### Material shown

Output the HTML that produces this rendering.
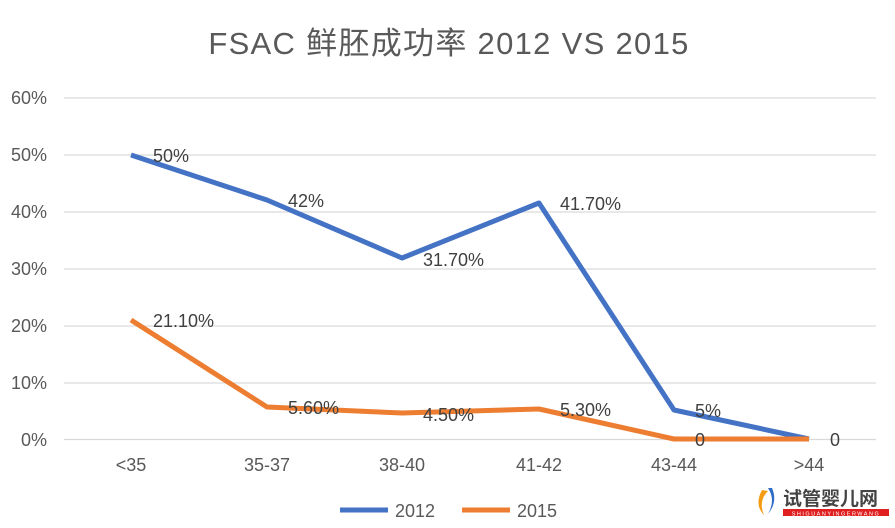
<!DOCTYPE html>
<html><head><meta charset="utf-8"><style>
body{margin:0;background:#fff;}
svg text{font-family:"Liberation Sans","Noto Sans CJK SC",sans-serif;}
</style></head><body>
<svg width="895" height="523" xmlns="http://www.w3.org/2000/svg">
<rect width="895" height="523" fill="#fff"/>
<text x="449" y="54" text-anchor="middle" font-size="31" letter-spacing="1.3" fill="#595959">FSAC 鲜胚成功率 2012 VS 2015</text>
<g stroke="#d9d9d9" stroke-width="1.2">
<line x1="64" x2="876" y1="98" y2="98"/><line x1="64" x2="876" y1="155" y2="155"/>
<line x1="64" x2="876" y1="212" y2="212"/><line x1="64" x2="876" y1="269" y2="269"/>
<line x1="64" x2="876" y1="326" y2="326"/><line x1="64" x2="876" y1="383" y2="383"/>
<line x1="64" x2="876" y1="439.5" y2="439.5"/>
</g>
<g font-size="18" fill="#595959" text-anchor="end">
<text x="47" y="104">60%</text><text x="47" y="161">50%</text><text x="47" y="218">40%</text>
<text x="47" y="275">30%</text><text x="47" y="332">20%</text><text x="47" y="389">10%</text>
<text x="47" y="446">0%</text>
</g>
<g font-size="18" fill="#595959" text-anchor="middle">
<text x="131" y="471">&lt;35</text><text x="267" y="471">35-37</text><text x="402" y="471">38-40</text>
<text x="539" y="471">41-42</text><text x="674" y="471">43-44</text><text x="809" y="471">&gt;44</text>
</g>
<polyline points="131,155 267,200 402,258 539,203 674,410 809,439" fill="none" stroke="#4472c4" stroke-width="5" stroke-linejoin="round"/>
<polyline points="131,320 267,407 402,413 539,409 674,439 809,439" fill="none" stroke="#ed7d31" stroke-width="5" stroke-linejoin="round"/>
<g font-size="18" fill="#404040">
<text x="153" y="162">50%</text><text x="288" y="207">42%</text><text x="423" y="266">31.70%</text>
<text x="560" y="210">41.70%</text><text x="695" y="417">5%</text><text x="830" y="446">0</text>
<text x="153" y="327">21.10%</text><text x="288" y="414">5.60%</text><text x="423" y="421">4.50%</text>
<text x="560" y="416">5.30%</text><text x="695" y="446">0</text>
</g>
<line x1="340" x2="388" y1="510" y2="510" stroke="#4472c4" stroke-width="5"/>
<text x="395" y="517" font-size="18" fill="#595959">2012</text>
<line x1="462" x2="510" y1="510" y2="510" stroke="#ed7d31" stroke-width="5"/>
<text x="517" y="517" font-size="18" fill="#595959">2015</text>
<path d="M762 490 q-8 15 2 25 q-6-14 4-24z" fill="#f39c12"/>
<path d="M768 488 q8 12 0 26 q10-12 4-26z" fill="#2e6bc6"/>
<text x="783" y="505" font-size="19" font-weight="bold" fill="#444">试管婴儿网</text>
<rect x="783" y="509" width="106" height="7" fill="#e02020"/>
<text x="836" y="515.5" font-size="5.5" fill="#fff" text-anchor="middle" letter-spacing="1.5">SHIGUANYINGERWANG</text>
</svg>
</body></html>
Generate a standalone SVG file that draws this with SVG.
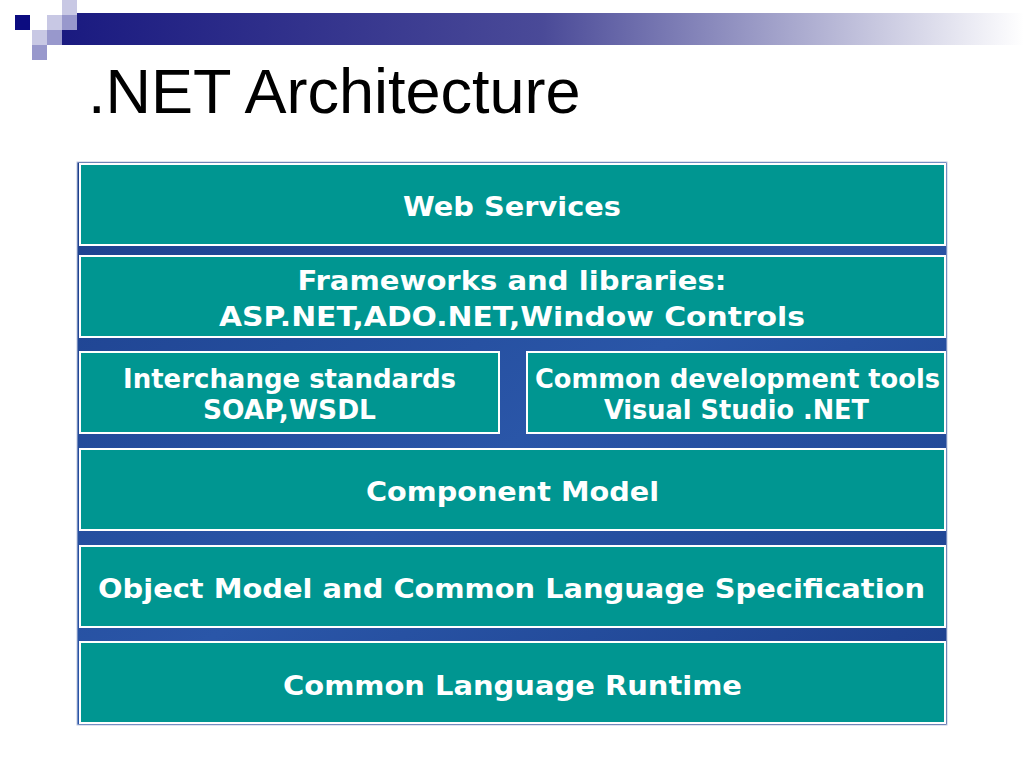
<svg xmlns="http://www.w3.org/2000/svg" width="1024" height="768" viewBox="0 0 1024 768">
<style>
.b{fill:#009691;stroke:#fff;stroke-width:2}
.t{font-family:"DejaVu Sans",sans-serif;font-weight:bold;font-size:27px;fill:#fff;text-anchor:middle}
</style>
<defs>
<linearGradient id="bar" x1="0" x2="1"><stop offset="0" stop-color="#1a1a80"/><stop offset="0.5" stop-color="#4a4a98"/><stop offset="1" stop-color="#ffffff"/></linearGradient>
<linearGradient id="pan" x1="0" y1="0" x2="1" y2="1"><stop offset="0" stop-color="#1c3f8c"/><stop offset="0.5" stop-color="#2a56a8"/><stop offset="1" stop-color="#1c3f8c"/></linearGradient>
</defs>
<rect width="1024" height="768" fill="#fff"/>
<g id="deco">
<rect x="62" y="13" width="962" height="32" fill="url(#bar)"/>
<rect x="15" y="15" width="15" height="15" fill="#0c0c80"/>
<rect x="62" y="0" width="15" height="15" fill="#c8c8e4"/>
<rect x="47" y="15" width="15" height="15" fill="#c8c8e4"/>
<rect x="62" y="15" width="15" height="15" fill="#9898cc"/>
<rect x="32" y="30" width="15" height="15" fill="#c8c8e4"/>
<rect x="47" y="30" width="15" height="15" fill="#9898cc"/>
<rect x="32" y="45" width="15" height="15" fill="#9898cc"/>
</g>
<text x="88" y="113" font-family="Liberation Sans, sans-serif" font-size="63" fill="#000">.NET Architecture</text>
<rect x="77" y="162" width="870" height="563" fill="url(#pan)" stroke="#c0c8e0" stroke-width="1"/>
<g id="n1"><rect class="b" x="80" y="164" width="865" height="81"/><text class="t" x="512" y="216" textLength="218" lengthAdjust="spacingAndGlyphs">Web Services</text></g>
<g id="n2"><rect class="b" x="80" y="256" width="865" height="81"/><text class="t" x="512" y="290" textLength="429" lengthAdjust="spacingAndGlyphs">Frameworks and libraries:</text><text class="t" x="512" y="326" textLength="586" lengthAdjust="spacingAndGlyphs">ASP.NET,ADO.NET,Window Controls</text></g>
<g id="n3"><rect class="b" x="80" y="352" width="419" height="81"/><text class="t" x="289.5" y="388" textLength="333" lengthAdjust="spacingAndGlyphs">Interchange standards</text><text class="t" x="289.5" y="419" textLength="173" lengthAdjust="spacingAndGlyphs">SOAP,WSDL</text></g>
<g id="n4"><rect class="b" x="527" y="352" width="418" height="81"/><text class="t" x="737.5" y="388" textLength="405" lengthAdjust="spacingAndGlyphs">Common development tools</text><text class="t" x="736.5" y="419" textLength="265" lengthAdjust="spacingAndGlyphs">Visual Studio .NET</text></g>
<g id="n5"><rect class="b" x="80" y="449" width="865" height="81"/><text class="t" x="512.5" y="501" textLength="293" lengthAdjust="spacingAndGlyphs">Component Model</text></g>
<g id="n6"><rect class="b" x="80" y="546" width="865" height="81"/><text class="t" x="511.5" y="598" textLength="827" lengthAdjust="spacingAndGlyphs">Object Model and Common Language Specification</text></g>
<g id="n7"><rect class="b" x="80" y="642" width="865" height="81"/><text class="t" x="512.5" y="695" textLength="459" lengthAdjust="spacingAndGlyphs">Common Language Runtime</text></g>
<g id="connectors"/>
</svg>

######

* What is being asked
Leave out the pictures and retype every line above exactly.

* Result of this exercise
Output the HTML that produces this rendering.
<!DOCTYPE html>
<html><head><meta charset="utf-8"><style>
body{margin:0;background:#fff;}
svg text{font-family:"Liberation Sans","Noto Sans CJK SC",sans-serif;}
</style></head><body>
<svg width="895" height="523" xmlns="http://www.w3.org/2000/svg">
<rect width="895" height="523" fill="#fff"/>
<text x="449" y="54" text-anchor="middle" font-size="31" letter-spacing="1.3" fill="#595959">FSAC 鲜胚成功率 2012 VS 2015</text>
<g stroke="#d9d9d9" stroke-width="1.2">
<line x1="64" x2="876" y1="98" y2="98"/><line x1="64" x2="876" y1="155" y2="155"/>
<line x1="64" x2="876" y1="212" y2="212"/><line x1="64" x2="876" y1="269" y2="269"/>
<line x1="64" x2="876" y1="326" y2="326"/><line x1="64" x2="876" y1="383" y2="383"/>
<line x1="64" x2="876" y1="439.5" y2="439.5"/>
</g>
<g font-size="18" fill="#595959" text-anchor="end">
<text x="47" y="104">60%</text><text x="47" y="161">50%</text><text x="47" y="218">40%</text>
<text x="47" y="275">30%</text><text x="47" y="332">20%</text><text x="47" y="389">10%</text>
<text x="47" y="446">0%</text>
</g>
<g font-size="18" fill="#595959" text-anchor="middle">
<text x="131" y="471">&lt;35</text><text x="267" y="471">35-37</text><text x="402" y="471">38-40</text>
<text x="539" y="471">41-42</text><text x="674" y="471">43-44</text><text x="809" y="471">&gt;44</text>
</g>
<polyline points="131,155 267,200 402,258 539,203 674,410 809,439" fill="none" stroke="#4472c4" stroke-width="5" stroke-linejoin="round"/>
<polyline points="131,320 267,407 402,413 539,409 674,439 809,439" fill="none" stroke="#ed7d31" stroke-width="5" stroke-linejoin="round"/>
<g font-size="18" fill="#404040">
<text x="153" y="162">50%</text><text x="288" y="207">42%</text><text x="423" y="266">31.70%</text>
<text x="560" y="210">41.70%</text><text x="695" y="417">5%</text><text x="830" y="446">0</text>
<text x="153" y="327">21.10%</text><text x="288" y="414">5.60%</text><text x="423" y="421">4.50%</text>
<text x="560" y="416">5.30%</text><text x="695" y="446">0</text>
</g>
<line x1="340" x2="388" y1="510" y2="510" stroke="#4472c4" stroke-width="5"/>
<text x="395" y="517" font-size="18" fill="#595959">2012</text>
<line x1="462" x2="510" y1="510" y2="510" stroke="#ed7d31" stroke-width="5"/>
<text x="517" y="517" font-size="18" fill="#595959">2015</text>
<path d="M762 490 q-8 15 2 25 q-6-14 4-24z" fill="#f39c12"/>
<path d="M768 488 q8 12 0 26 q10-12 4-26z" fill="#2e6bc6"/>
<text x="783" y="505" font-size="19" font-weight="bold" fill="#444">试管婴儿网</text>
<rect x="783" y="509" width="106" height="7" fill="#e02020"/>
<text x="836" y="515.5" font-size="5.5" fill="#fff" text-anchor="middle" letter-spacing="1.5">SHIGUANYINGERWANG</text>
</svg>
</body></html>
Generate a standalone SVG file that draws this with SVG.
<svg xmlns="http://www.w3.org/2000/svg" width="1024" height="768" viewBox="0 0 1024 768">
<style>
.b{fill:#009691;stroke:#fff;stroke-width:2}
.t{font-family:"DejaVu Sans",sans-serif;font-weight:bold;font-size:27px;fill:#fff;text-anchor:middle}
</style>
<defs>
<linearGradient id="bar" x1="0" x2="1"><stop offset="0" stop-color="#1a1a80"/><stop offset="0.5" stop-color="#4a4a98"/><stop offset="1" stop-color="#ffffff"/></linearGradient>
<linearGradient id="pan" x1="0" y1="0" x2="1" y2="1"><stop offset="0" stop-color="#1c3f8c"/><stop offset="0.5" stop-color="#2a56a8"/><stop offset="1" stop-color="#1c3f8c"/></linearGradient>
</defs>
<rect width="1024" height="768" fill="#fff"/>
<g id="deco">
<rect x="62" y="13" width="962" height="32" fill="url(#bar)"/>
<rect x="15" y="15" width="15" height="15" fill="#0c0c80"/>
<rect x="62" y="0" width="15" height="15" fill="#c8c8e4"/>
<rect x="47" y="15" width="15" height="15" fill="#c8c8e4"/>
<rect x="62" y="15" width="15" height="15" fill="#9898cc"/>
<rect x="32" y="30" width="15" height="15" fill="#c8c8e4"/>
<rect x="47" y="30" width="15" height="15" fill="#9898cc"/>
<rect x="32" y="45" width="15" height="15" fill="#9898cc"/>
</g>
<text x="88" y="113" font-family="Liberation Sans, sans-serif" font-size="63" fill="#000">.NET Architecture</text>
<rect x="77" y="162" width="870" height="563" fill="url(#pan)" stroke="#c0c8e0" stroke-width="1"/>
<g id="n1"><rect class="b" x="80" y="164" width="865" height="81"/><text class="t" x="512" y="216" textLength="218" lengthAdjust="spacingAndGlyphs">Web Services</text></g>
<g id="n2"><rect class="b" x="80" y="256" width="865" height="81"/><text class="t" x="512" y="290" textLength="429" lengthAdjust="spacingAndGlyphs">Frameworks and libraries:</text><text class="t" x="512" y="326" textLength="586" lengthAdjust="spacingAndGlyphs">ASP.NET,ADO.NET,Window Controls</text></g>
<g id="n3"><rect class="b" x="80" y="352" width="419" height="81"/><text class="t" x="289.5" y="388" textLength="333" lengthAdjust="spacingAndGlyphs">Interchange standards</text><text class="t" x="289.5" y="419" textLength="173" lengthAdjust="spacingAndGlyphs">SOAP,WSDL</text></g>
<g id="n4"><rect class="b" x="527" y="352" width="418" height="81"/><text class="t" x="737.5" y="388" textLength="405" lengthAdjust="spacingAndGlyphs">Common development tools</text><text class="t" x="736.5" y="419" textLength="265" lengthAdjust="spacingAndGlyphs">Visual Studio .NET</text></g>
<g id="n5"><rect class="b" x="80" y="449" width="865" height="81"/><text class="t" x="512.5" y="501" textLength="293" lengthAdjust="spacingAndGlyphs">Component Model</text></g>
<g id="n6"><rect class="b" x="80" y="546" width="865" height="81"/><text class="t" x="511.5" y="598" textLength="827" lengthAdjust="spacingAndGlyphs">Object Model and Common Language Specification</text></g>
<g id="n7"><rect class="b" x="80" y="642" width="865" height="81"/><text class="t" x="512.5" y="695" textLength="459" lengthAdjust="spacingAndGlyphs">Common Language Runtime</text></g>
<g id="connectors"/>
</svg>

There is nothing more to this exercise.